* [WHAT THE EXERCISE ASKS]:
Extract all lines that hold the string "matplotlib".

* [DATA SHOWN]:
start

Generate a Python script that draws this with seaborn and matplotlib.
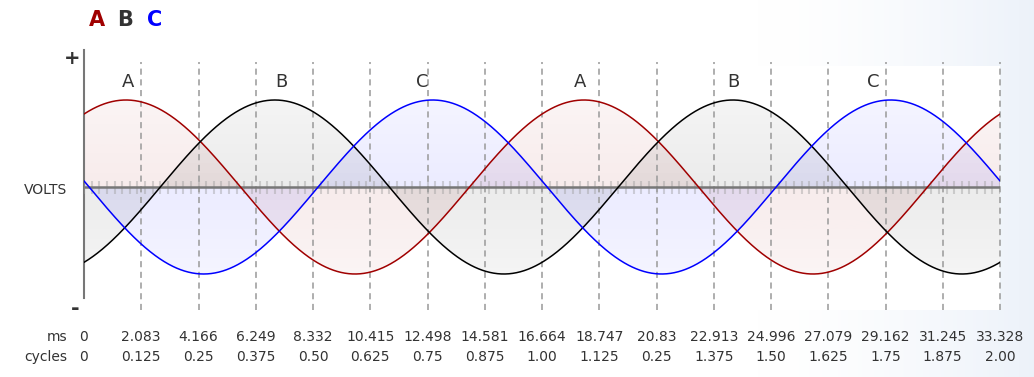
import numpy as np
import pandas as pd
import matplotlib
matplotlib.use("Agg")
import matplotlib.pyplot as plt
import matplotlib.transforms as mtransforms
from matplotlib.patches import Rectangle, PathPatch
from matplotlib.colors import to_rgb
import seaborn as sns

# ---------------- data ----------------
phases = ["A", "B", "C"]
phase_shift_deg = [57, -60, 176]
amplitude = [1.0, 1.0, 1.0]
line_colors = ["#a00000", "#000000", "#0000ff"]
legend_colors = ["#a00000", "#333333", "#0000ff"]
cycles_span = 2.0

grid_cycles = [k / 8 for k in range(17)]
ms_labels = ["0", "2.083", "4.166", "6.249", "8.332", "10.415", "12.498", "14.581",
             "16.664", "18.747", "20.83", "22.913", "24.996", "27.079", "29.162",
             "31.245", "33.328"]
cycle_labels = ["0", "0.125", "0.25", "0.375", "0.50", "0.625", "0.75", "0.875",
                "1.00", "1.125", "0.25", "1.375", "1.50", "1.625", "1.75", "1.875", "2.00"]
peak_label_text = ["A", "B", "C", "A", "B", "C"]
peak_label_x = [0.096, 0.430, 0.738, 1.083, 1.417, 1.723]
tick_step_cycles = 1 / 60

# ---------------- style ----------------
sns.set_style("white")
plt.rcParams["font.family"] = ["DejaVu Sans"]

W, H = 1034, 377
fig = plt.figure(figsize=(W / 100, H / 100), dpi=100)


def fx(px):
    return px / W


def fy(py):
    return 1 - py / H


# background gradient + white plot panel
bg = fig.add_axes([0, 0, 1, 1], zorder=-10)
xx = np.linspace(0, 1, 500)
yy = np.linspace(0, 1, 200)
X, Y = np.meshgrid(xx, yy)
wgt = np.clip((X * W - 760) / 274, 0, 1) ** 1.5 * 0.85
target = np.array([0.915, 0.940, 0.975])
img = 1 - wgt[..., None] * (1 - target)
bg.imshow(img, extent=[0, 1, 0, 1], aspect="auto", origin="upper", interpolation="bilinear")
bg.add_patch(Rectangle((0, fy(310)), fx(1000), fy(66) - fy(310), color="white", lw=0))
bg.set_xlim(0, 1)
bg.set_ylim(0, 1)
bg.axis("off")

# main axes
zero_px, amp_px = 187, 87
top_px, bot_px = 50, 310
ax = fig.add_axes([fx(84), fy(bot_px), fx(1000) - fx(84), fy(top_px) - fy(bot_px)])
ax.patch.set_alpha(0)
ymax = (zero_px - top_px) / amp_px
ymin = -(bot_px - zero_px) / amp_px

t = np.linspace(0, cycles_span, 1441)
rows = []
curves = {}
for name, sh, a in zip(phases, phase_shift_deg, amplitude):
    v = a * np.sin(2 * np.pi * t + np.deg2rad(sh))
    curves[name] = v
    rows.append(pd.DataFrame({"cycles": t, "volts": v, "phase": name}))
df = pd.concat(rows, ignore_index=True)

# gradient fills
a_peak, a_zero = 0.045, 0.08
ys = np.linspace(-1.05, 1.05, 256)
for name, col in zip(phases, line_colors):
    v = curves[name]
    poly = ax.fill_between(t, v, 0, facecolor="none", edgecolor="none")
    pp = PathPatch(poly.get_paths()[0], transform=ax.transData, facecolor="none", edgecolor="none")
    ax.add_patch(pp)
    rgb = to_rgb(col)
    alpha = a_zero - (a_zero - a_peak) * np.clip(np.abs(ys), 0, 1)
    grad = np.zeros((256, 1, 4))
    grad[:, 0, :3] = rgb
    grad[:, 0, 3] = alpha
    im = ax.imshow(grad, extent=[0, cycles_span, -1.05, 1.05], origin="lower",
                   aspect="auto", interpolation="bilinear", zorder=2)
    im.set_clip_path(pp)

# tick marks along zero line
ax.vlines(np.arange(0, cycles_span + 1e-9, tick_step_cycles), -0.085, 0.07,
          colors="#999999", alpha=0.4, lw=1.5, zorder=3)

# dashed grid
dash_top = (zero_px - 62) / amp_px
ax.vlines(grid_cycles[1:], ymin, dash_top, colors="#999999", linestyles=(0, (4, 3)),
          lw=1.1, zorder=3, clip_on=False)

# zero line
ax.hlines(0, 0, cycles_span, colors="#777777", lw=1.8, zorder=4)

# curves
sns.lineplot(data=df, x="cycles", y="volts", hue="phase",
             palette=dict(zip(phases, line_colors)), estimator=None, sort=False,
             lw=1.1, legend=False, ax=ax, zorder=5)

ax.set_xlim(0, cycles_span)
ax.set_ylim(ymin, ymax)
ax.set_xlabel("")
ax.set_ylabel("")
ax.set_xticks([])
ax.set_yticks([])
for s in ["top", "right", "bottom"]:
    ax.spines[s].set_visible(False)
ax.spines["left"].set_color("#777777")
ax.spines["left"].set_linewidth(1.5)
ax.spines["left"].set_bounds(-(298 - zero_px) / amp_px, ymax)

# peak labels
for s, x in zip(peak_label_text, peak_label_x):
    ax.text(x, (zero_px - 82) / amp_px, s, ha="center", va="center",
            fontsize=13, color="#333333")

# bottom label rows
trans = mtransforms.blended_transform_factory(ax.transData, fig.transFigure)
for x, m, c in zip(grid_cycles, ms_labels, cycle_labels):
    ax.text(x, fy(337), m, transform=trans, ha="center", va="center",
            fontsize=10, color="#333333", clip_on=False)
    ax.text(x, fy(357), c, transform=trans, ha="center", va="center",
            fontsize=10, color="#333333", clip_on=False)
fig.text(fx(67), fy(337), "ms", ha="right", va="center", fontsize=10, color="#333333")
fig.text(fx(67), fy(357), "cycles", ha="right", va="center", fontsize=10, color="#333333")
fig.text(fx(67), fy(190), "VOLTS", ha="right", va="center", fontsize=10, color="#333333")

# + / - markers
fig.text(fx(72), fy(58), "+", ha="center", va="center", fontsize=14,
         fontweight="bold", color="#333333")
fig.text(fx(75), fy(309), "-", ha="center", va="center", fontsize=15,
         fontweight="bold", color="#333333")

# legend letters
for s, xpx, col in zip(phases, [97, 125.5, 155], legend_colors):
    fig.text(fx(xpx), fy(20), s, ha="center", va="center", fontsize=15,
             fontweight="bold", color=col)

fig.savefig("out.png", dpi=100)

end

* [RESULT OF THE EXERCISE]:
Generate a Python script that draws this with seaborn and matplotlib.
import matplotlib
matplotlib.use("Agg")
import matplotlib.pyplot as plt
import matplotlib.transforms as mtransforms
from matplotlib.patches import Rectangle, PathPatch
from matplotlib.colors import to_rgb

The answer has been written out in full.